▶ EXERCISE: Spot each line in the records below where the word "this" occurs, then copy it.

▶ PROVIDED DATA:
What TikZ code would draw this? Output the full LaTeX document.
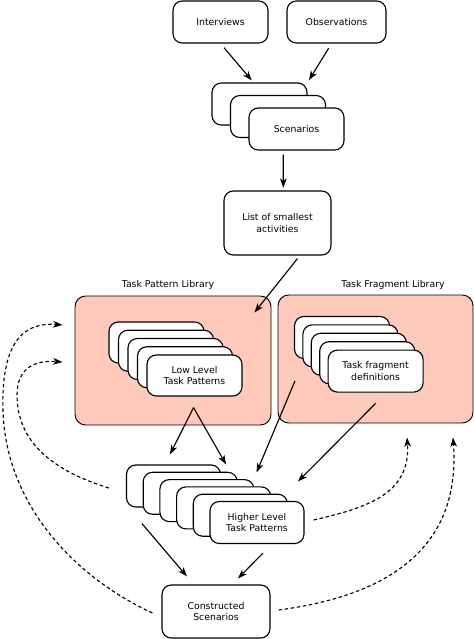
\documentclass[tikz,border=0pt]{standalone}
\usepackage{fontspec}
\setmainfont{DejaVu Sans}
\usetikzlibrary{arrows.meta,calc}

\definecolor{libpink}{RGB}{255,201,187}

\tikzset{
    box/.style={draw, line width=0.85pt, rounded corners=7pt, fill=white, align=center, inner sep=0pt,
        minimum width=71.25pt, minimum height=31.5pt, font=\fontsize{7}{8.6}\selectfont},
    libbox/.style={draw, line width=0.7pt, rounded corners=8pt, fill=libpink, inner sep=0pt},
    liblabel/.style={inner sep=0.75pt, font=\fontsize{7}{8.6}\selectfont},
    arr/.style={-{Stealth[length=7pt,width=5pt,inset=2pt]}, line width=0.85pt},
    dsh/.style={arr, dash pattern=on 2.6pt off 2pt}
}

\begin{document}
\begin{tikzpicture}[x=0.75pt,y=0.75pt,yscale=-1,xscale=1]
        \useasboundingbox (0,0) rectangle (474,639);

        % Sources
        \node [box] (intv) at (220.5,22) {Interviews};
        \node [box, minimum width=74.25pt] (obs) at (336.5,22) {Observations};

        % Scenarios stack
        \node [box] (s1) at (259.5,104) {};
        \node [box] (s2) at (278,116.5) {};
        \node [box] (s3) at (296.5,129) {Scenarios};

        % List of activities
        \node [box, minimum width=80.25pt, minimum height=48pt] (list) at (277.5,223) {List of smallest\\activities};

        % Libraries
        \node [libbox, minimum width=147pt, minimum height=96.75pt] (tpl) at (173,360.5) {};
        \node [libbox, minimum width=146.25pt, minimum height=96pt] (tfl) at (375.5,359) {};
        \node [liblabel] (tpllab) at (168,285) {Task Pattern Library};
        \node [liblabel] (tfllab) at (393,285) {Task Fragment Library};

        % Low level task patterns stack
        \node [box, minimum height=30.75pt] (l1) at (156.5,342.5) {};
        \node [box, minimum height=30.75pt] (l2) at (166,350.75) {};
        \node [box, minimum height=30.75pt] (l3) at (175.5,359) {};
        \node [box, minimum height=30.75pt] (l4) at (185,367.25) {};
        \node [box, minimum height=30.75pt] (l5) at (194.5,375.5) {Low Level\\Task Patterns};

        % Task fragment stack
        \node [box] (f1) at (342,337.5) {};
        \node [box] (f2) at (350.4,345.9) {};
        \node [box] (f3) at (358.8,354.3) {};
        \node [box] (f4) at (367.2,362.7) {};
        \node [box] (f5) at (375.6,371.1) {Task fragment\\definitions};

        % Higher level task patterns stack
        \node [box, minimum width=70.5pt] (h1) at (173.5,486) {};
        \node [box, minimum width=70.5pt] (h2) at (190.2,493.3) {};
        \node [box, minimum width=70.5pt] (h3) at (206.9,500.6) {};
        \node [box, minimum width=70.5pt] (h4) at (223.6,507.9) {};
        \node [box, minimum width=70.5pt] (h5) at (240.3,515.2) {};
        \node [box, minimum width=70.5pt] (h6) at (257,522.5) {Higher Level\\Task Patterns};

        % Result
        \node [box, minimum width=81pt, minimum height=39.75pt] (cons) at (216,611.5) {Constructed\\Scenarios};

        % Solid arrows
        \draw [arr, shorten <=4pt, shorten >=2pt] (intv.south) -- ($(s1.north)+(-6,0)$);
        \draw [arr, shorten <=4pt, shorten >=2pt] ($(obs.south)+(-5,0)$) -- (s1.north east);
        \draw [arr, shorten <=3pt, shorten >=2pt] ($(s3.south)+(-13.2,0)$) -- ($(list.north)+(5.8,0)$);
        \draw [arr] ($(list.south)+(20,3)$) -- ($(tpl.north east)+(-17,17)$);
        \draw [arr] ($(l5.south)+(-1,11)$) -- ($(h1.north)+(-3.5,-10)$);
        \draw [arr] ($(l5.south)+(-1,11)$) -- ($(h1.north east)+(5,0)$);
        \draw [arr] ($(f1.south west)+(1,22)$) -- ($(h4.north)+(33,-14)$);
        \draw [arr] ($(tfl.south)+(0,-20)$) -- ($(h6.north)+(41,-19.5)$);
        \draw [arr] ($(h1.south west)+(16,16)$) -- ($(cons.north)+(-29,-8)$);
        \draw [arr] ($(h6.south)+(6,9)$) -- ($(cons.north)+(22,-6)$);

        % Dashed feedback arrows
        \draw [dsh] ($(cons.west)+(-9,1.5)$) .. controls (70,575) and (5,500) .. (3,410) .. controls (1,340) and (25,322) .. ($(tpl.west)+(-12,-35.5)$);
        \draw [dsh] ($(h1.west)+(-17,2)$) .. controls (50,470) and (17,440) .. (17,395) .. controls (17,368) and (35,360) .. ($(tpl.west)+(-12,1.5)$);
        \draw [dsh] ($(h6.east)+(9,-2.5)$) .. controls (365,508) and (411,495) .. ($(tfl.south)+(31.5,14)$);
        \draw [dsh] ($(cons.east)+(8,-1.5)$) .. controls (370,598) and (462,560) .. ($(tfl.south)+(77.5,14)$);

\end{tikzpicture}
\end{document}
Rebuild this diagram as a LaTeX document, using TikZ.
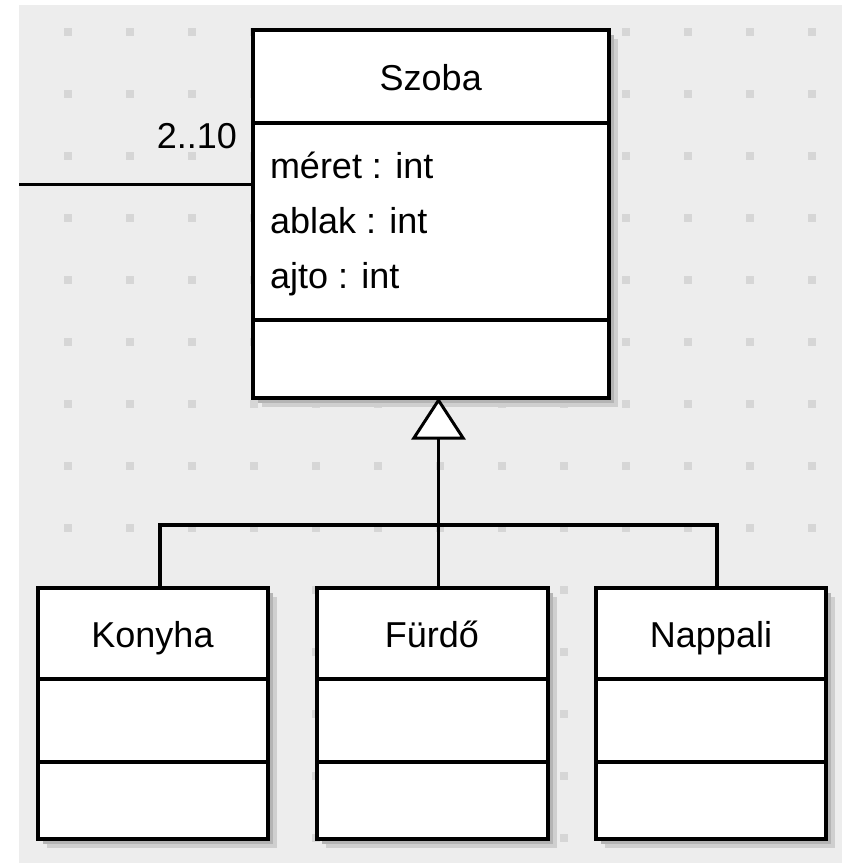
\documentclass[tikz,border=0pt]{standalone}
\usepackage{fontspec}
\setmainfont{Liberation Sans}
\usetikzlibrary{arrows.meta,shadows,calc}
\definecolor{bggray}{HTML}{EDEDED}
\definecolor{dotgray}{HTML}{D6D6D6}
\definecolor{shdark}{HTML}{B4B4B4}
\definecolor{shlight}{HTML}{CFCFCF}
\begin{document}
\begin{tikzpicture}[x=1pt,y=-1pt,
  umlbox/.style={draw=black, line width=4pt, fill=white, inner sep=0pt, outer sep=0pt,
    anchor=north west,
    general shadow={fill=shlight, shadow xshift=9pt, shadow yshift=-9pt},
    general shadow={fill=shdark, shadow xshift=5pt, shadow yshift=-5pt}},
  sepline/.style={line width=4pt},
  lbl/.style={font=\fontsize{36}{40}\selectfont, inner sep=0pt, outer sep=0pt},
  conn/.style={line width=3.5pt},
  gen/.style={conn, -{Triangle[fill=white, length=42pt, width=54pt, line width=3pt]}}]
% canvas
\useasboundingbox (0,0) rectangle (842,863);
\fill[white] (0,0) rectangle (842,863);
\fill[bggray] (19,5) rectangle (842,863);
\foreach \i in {0,...,12}{
  \foreach \j in {0,...,13}{
    \fill[dotgray] ({64+62*\i},{28+62*\j}) rectangle +(8,8);
  }
}
% Szoba class
\node[umlbox, minimum width=356.5pt, minimum height=367.5pt] (szoba) at (252.5,30) {};
\draw[sepline] ($(szoba.north west)+(0,93)$) -- ($(szoba.north east)+(0,93)$);
\draw[sepline] ($(szoba.north west)+(0,290)$) -- ($(szoba.north east)+(0,290)$);
\node[lbl, anchor=base] (szobaname) at (430.75,90) {Szoba};
\node[lbl, anchor=base west] (a1) at (270,178) {méret : int};
\node[lbl, anchor=base west] (a2) at (270,233) {ablak : int};
\node[lbl, anchor=base west] (a3) at (270,288) {ajto : int};
% subclasses
\node[umlbox, minimum width=230pt, minimum height=251pt] (kon) at (37.5,587.5) {};
\node[umlbox, minimum width=231pt, minimum height=251pt] (fur) at (316.5,587.5) {};
\node[umlbox, minimum width=230pt, minimum height=251pt] (nap) at (596,587.5) {};
\foreach \b in {kon,fur,nap}{
  \draw[sepline] ($(\b.north west)+(0,91.5)$) -- ($(\b.north east)+(0,91.5)$);
  \draw[sepline] ($(\b.north west)+(0,174.5)$) -- ($(\b.north east)+(0,174.5)$);
}
\node[lbl, anchor=base] (konname) at (152.5,647) {Konyha};
\node[lbl, anchor=base] (furname) at (432,647) {Fürdő};
\node[lbl, anchor=base] (napname) at (711,647) {Nappali};
% connectors
\coordinate (bus) at (438.5,525);
\coordinate (lend) at (19,184.5);
\draw[conn] ([xshift=7.5pt]kon.north) |- (bus) -| ([xshift=6pt]nap.north);
\draw[conn] ([xshift=6.5pt]fur.north) -- (bus);
\draw[gen] (bus) -- (bus |- szoba.south);
\draw[conn] (lend) -- (szoba.west |- lend);
\node[lbl, anchor=base east] (mult) at (237,148) {2..10};
\end{tikzpicture}
\end{document}
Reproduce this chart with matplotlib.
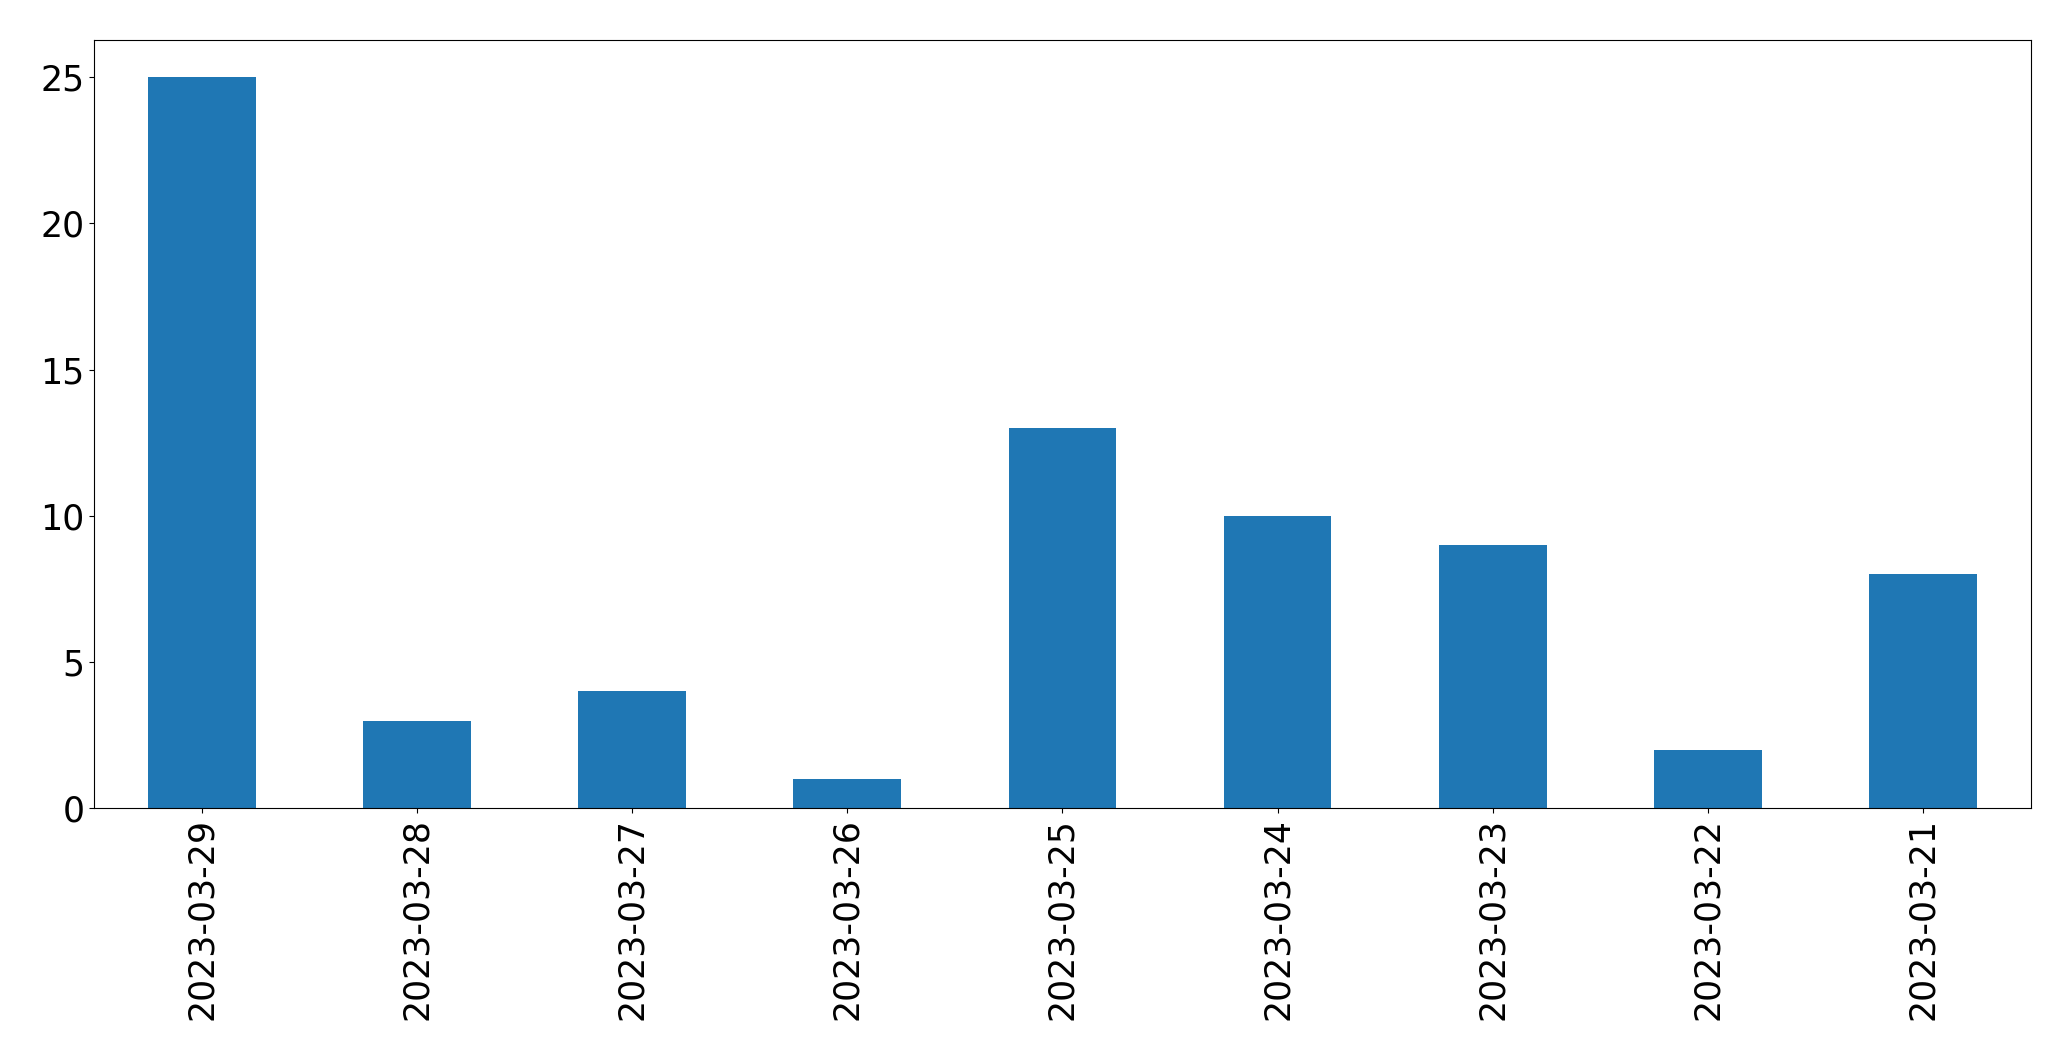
import matplotlib
matplotlib.use('Agg')
import matplotlib.pyplot as plt
import pandas as pd

# даты и количество за каждый день
dates = ['2023-03-29', '2023-03-28', '2023-03-27', '2023-03-26', '2023-03-25',
         '2023-03-24', '2023-03-23', '2023-03-22', '2023-03-21']
counts = [25, 3, 4, 1, 13, 10, 9, 2, 8]

s = pd.Series(counts, index=dates)

fig = plt.figure(figsize=(20.71, 10.61), dpi=100)
ax = fig.add_subplot(111)
s.plot(kind='bar', ax=ax, color='#1f77b4', fontsize=25)
ax.set_xlabel('')
fig.subplots_adjust(left=0.0455, right=0.9805, top=0.962, bottom=0.238)
fig.savefig('out.png', dpi=100)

▶ FULL SOLUTION:
What TikZ code would draw this? Output the full LaTeX document.
Rebuild this diagram as a LaTeX document, using TikZ.
Reproduce this chart with matplotlib.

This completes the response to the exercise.